NATIONAL BANK OF COMMERCE OF DALLAS v. ALL AMERICAN ASSURANCE COMPANY

United States Court of Appeals, Fifth Circuit (1978)

Facts

Issue

Holding — Roney, J.

Rule

Reasoning

Deep Dive: How the Court Reached Its Decision

Background of the Case

The case arose from a series of transactions involving McIngvale Associates General Agency, Inc., and its subsidiaries, which faced financial difficulties due to insufficient capitalization. George C. McIngvale, Sr., the majority owner of Associates, was approached by individuals interested in purchasing the company to infuse the necessary capital. To facilitate the acquisition, National Bank of Commerce advanced $2.25 million to McIngvale, secured by a promissory note and a pledge of stock that was found to be unauthorized and worthless. Following the financial collapse of Associates and its subsequent bankruptcy, National Bank sought to recover its losses by alleging fraud under the antifraud provisions of federal securities laws. The district court dismissed the case for lack of federal jurisdiction, prompting National Bank to appeal the decision.

Key Legal Questions

The primary legal question addressed by the court was whether the transactions at issue constituted a "purchase" or "sale" of a security under the antifraud provisions of the federal securities laws, which would establish federal jurisdiction. The court needed to determine if the pledge of stock as collateral for a loan, and the promissory note itself, qualified as securities under the applicable statutes. The outcome hinged on the interpretation of the terms "purchase," "sale," and "security" within the context of federal securities regulation.
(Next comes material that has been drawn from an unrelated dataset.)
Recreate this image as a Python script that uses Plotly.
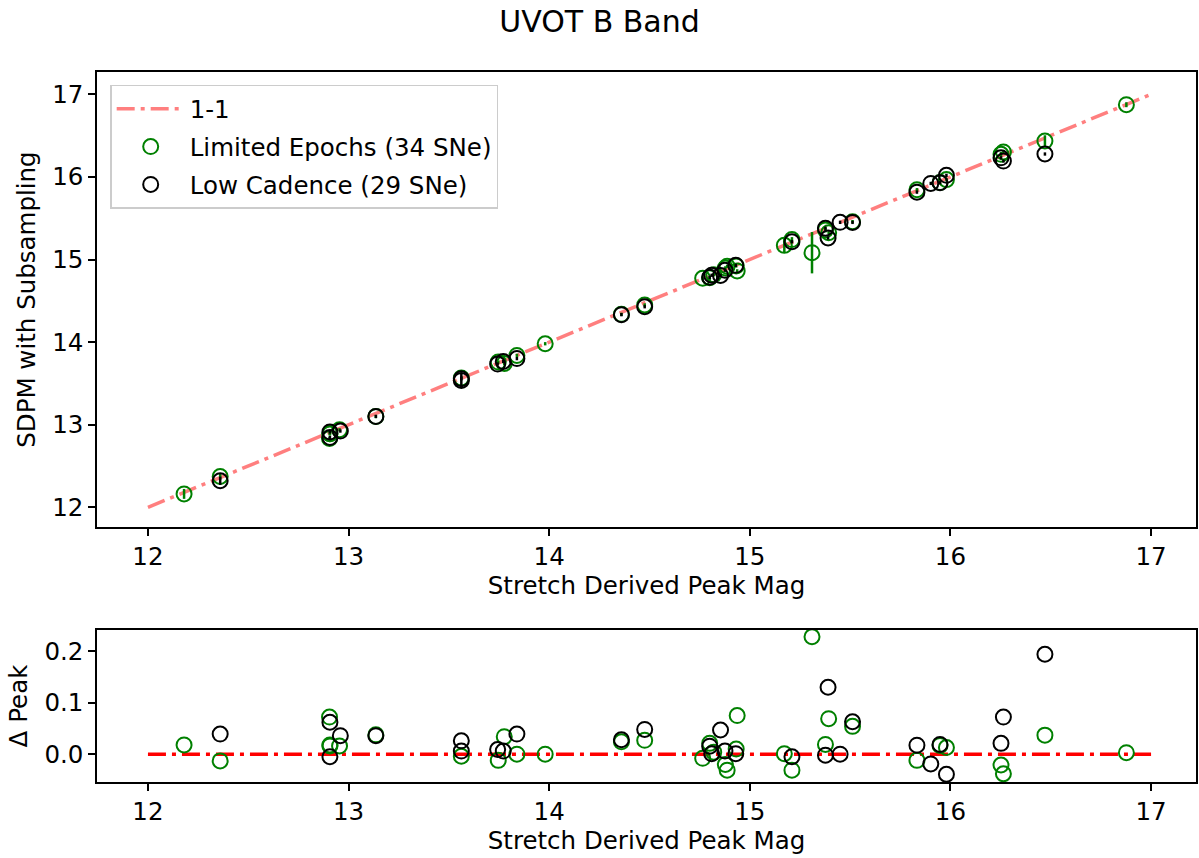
import plotly.graph_objects as go

# Stretch-derived peak magnitudes, residuals (stretch - subsampled) and
# uncertainties for the two subsampling schemes.
lim_peak = [12.18, 12.36, 12.905, 12.907, 12.955, 13.136, 13.562, 13.746, 13.776,
            13.839, 13.98, 14.36, 14.476, 14.765, 14.80, 14.82, 14.878, 14.887,
            14.932, 14.937, 15.172, 15.21, 15.31, 15.377, 15.393, 15.512, 15.833,
            15.948, 15.98, 16.252, 16.264, 16.471, 16.877, 12.907]
lim_delta = [0.018, -0.013, 0.072, 0.018, 0.016, 0.0375, -0.004, -0.012, 0.034,
             0.0, 0.0, 0.024, 0.027, -0.008, 0.021, 0.004, -0.020, -0.031,
             0.010, 0.075, 0.001, -0.031, 0.228, 0.019, 0.069, 0.054, -0.012,
             0.017, 0.013, -0.021, -0.038, 0.037, 0.003, 0.016]
lim_err = [0.06, 0.04, 0.02, 0.02, 0.02, 0.02, 0.02, 0.02, 0.02,
           0.02, 0.02, 0.02, 0.02, 0.02, 0.02, 0.02, 0.02, 0.02,
           0.02, 0.02, 0.09, 0.03, 0.25, 0.03, 0.02, 0.02, 0.02,
           0.02, 0.02, 0.03, 0.02, 0.07, 0.03, 0.02]

low_peak = [12.36, 12.907, 12.907, 12.959, 13.136, 13.562, 13.562, 13.743, 13.771,
            13.839, 14.36, 14.476, 14.80, 14.81, 14.854, 14.876, 14.93, 15.21,
            15.39, 15.377, 15.45, 15.512, 15.833, 15.902, 15.948, 15.98, 16.264,
            16.252, 16.471]
low_delta = [0.039, 0.062, -0.005, 0.036, 0.036, 0.026, 0.006, 0.009, 0.006,
             0.039, 0.028, 0.048, 0.0155, 0.001, 0.047, 0.006, 0.001, -0.005,
             0.130, -0.002, 0.0, 0.063, 0.0175, -0.019, 0.019, -0.039, 0.072,
             0.021, 0.194]
low_err = [0.05, 0.02, 0.02, 0.02, 0.02, 0.08, 0.02, 0.02, 0.02,
           0.02, 0.02, 0.02, 0.02, 0.02, 0.02, 0.02, 0.02, 0.02,
           0.02, 0.02, 0.02, 0.02, 0.02, 0.02, 0.02, 0.02, 0.02,
           0.02, 0.02]

one_to_one = [12, 17]
zero_line = [0, 0]

lim_sub = [p - d for p, d in zip(lim_peak, lim_delta)]
low_sub = [p - d for p, d in zip(low_peak, low_delta)]

FONT = "DejaVu Sans"
FS = 24.5
GREEN = "#008000"
BLACK = "#000000"
DASHDOT = "18px,6px,4px,6px"

fig = go.Figure()

# Upper panel: subsampled vs stretch-derived peak
fig.add_trace(go.Scatter(
    x=one_to_one, y=one_to_one, mode="lines", name="1-1", legendgroup="a",
    line=dict(color="rgba(255,0,0,0.5)", width=3.5, dash=DASHDOT),
    xaxis="x", yaxis="y"))
fig.add_trace(go.Scatter(
    x=lim_peak, y=lim_sub, mode="markers", name="Limited Epochs (34 SNe)", legendgroup="b",
    marker=dict(symbol="circle-open", size=15, color=GREEN, line=dict(width=2, color=GREEN)),
    error_y=dict(type="data", array=lim_err, visible=True, color=GREEN, thickness=2.5, width=0),
    xaxis="x", yaxis="y"))
fig.add_trace(go.Scatter(
    x=low_peak, y=low_sub, mode="markers", name="Low Cadence (29 SNe)", legendgroup="c",
    marker=dict(symbol="circle-open", size=15, color=BLACK, line=dict(width=2, color=BLACK)),
    error_y=dict(type="data", array=low_err, visible=True, color=BLACK, thickness=2.5, width=0),
    xaxis="x", yaxis="y"))

# Lower panel: residuals
fig.add_trace(go.Scatter(
    x=one_to_one, y=zero_line, mode="lines", showlegend=False,
    line=dict(color="#ff0000", width=3.5, dash=DASHDOT),
    xaxis="x2", yaxis="y2"))
fig.add_trace(go.Scatter(
    x=lim_peak, y=lim_delta, mode="markers", showlegend=False,
    marker=dict(symbol="circle-open", size=15, color=GREEN, line=dict(width=2, color=GREEN)),
    xaxis="x2", yaxis="y2"))
fig.add_trace(go.Scatter(
    x=low_peak, y=low_delta, mode="markers", showlegend=False,
    marker=dict(symbol="circle-open", size=15, color=BLACK, line=dict(width=2, color=BLACK)),
    xaxis="x2", yaxis="y2"))

axis_common = dict(
    showline=True, linecolor="black", linewidth=1.5, mirror=True,
    ticks="outside", ticklen=7, tickwidth=1.5, tickcolor="black",
    showgrid=False, zeroline=False,
    tickfont=dict(family=FONT, size=FS, color="black"),
)

fig.update_layout(
    width=1199, height=858,
    margin=dict(l=97, r=1, t=72, b=76),
    paper_bgcolor="white", plot_bgcolor="white",
    font=dict(family=FONT, size=FS, color="black"),
    title=dict(text="UVOT B Band", x=0.5, xanchor="center", y=0.975, yanchor="middle",
               font=dict(family=FONT, size=30, color="black")),
    xaxis=dict(domain=[0, 1], range=[11.746, 17.224], anchor="y",
               tickvals=[12, 13, 14, 15, 16, 17],
               title=dict(text="Stretch Derived Peak Mag", standoff=6,
                          font=dict(family=FONT, size=FS)),
               **axis_common),
    yaxis=dict(domain=[0.359, 1], range=[11.76, 17.27], anchor="x",
               tickvals=[12, 13, 14, 15, 16, 17],
               title=dict(text="SDPM with Subsampling", standoff=10,
                          font=dict(family=FONT, size=FS)),
               **axis_common),
    xaxis2=dict(domain=[0, 1], range=[11.746, 17.224], anchor="y2",
                tickvals=[12, 13, 14, 15, 16, 17],
                title=dict(text="Stretch Derived Peak Mag", standoff=6,
                           font=dict(family=FONT, size=FS)),
                **axis_common),
    yaxis2=dict(domain=[0, 0.214], range=[-0.054, 0.241], anchor="x2",
                tickvals=[0.0, 0.1, 0.2], ticktext=["0.0", "0.1", "0.2"],
                title=dict(text="Δ Peak", standoff=10,
                           font=dict(family=FONT, size=FS)),
                **axis_common),
    legend=dict(x=0.012, y=0.982, xanchor="left", yanchor="top",
                bgcolor="rgba(255,255,255,0.8)", bordercolor="#cccccc", borderwidth=1.5,
                font=dict(family=FONT, size=FS, color="black"),
                itemwidth=68, tracegroupgap=3),
    showlegend=True,
)

fig.write_html("out.html")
Court's Reasoning on the Pledge of Stock

The court reasoned that the mere pledge of a security as collateral for a loan did not constitute a "purchase" or "sale" of a security under the federal securities acts. It cited previous rulings that established pledging a security does not invoke the antifraud provisions designed to protect investors. The court referenced the case of Reid v. Hughes, which held that a security’s pledge does not equate to a purchase or sale within the meaning of the securities acts. It emphasized that the intent of the securities laws was to regulate transactions in the capital markets rather than private loan agreements, reinforcing that the nature of the transaction did not fit the definitions required for federal jurisdiction.

Court's Reasoning on the Promissory Note

In considering the promissory note issued by McIngvale, the court determined that it was part of a commercial loan transaction rather than an investment, and thus did not meet the definition of a "security" under the federal securities laws. The court pointed to earlier decisions, asserting a "commercial-investment dichotomy," which restricts the classification of a security to those notes that have the characteristics of an investment, excluding commercial loans. The court noted that the note was a fixed obligation for repayment, not contingent on the profitability of the company, which further supported its conclusion that it did not qualify as a security.

Conclusion of the Court

Ultimately, the court concluded that National Bank failed to demonstrate that the transactions fell within the scope of the antifraud provisions of the federal securities acts. Without establishing that a "purchase" or "sale" of a security occurred, the court found that federal jurisdiction was not established. Consequently, the district court’s dismissal of the case for lack of jurisdiction was affirmed. This ruling underscored the distinction between private loan transactions and those that involve the broader securities markets that the federal securities laws were designed to regulate.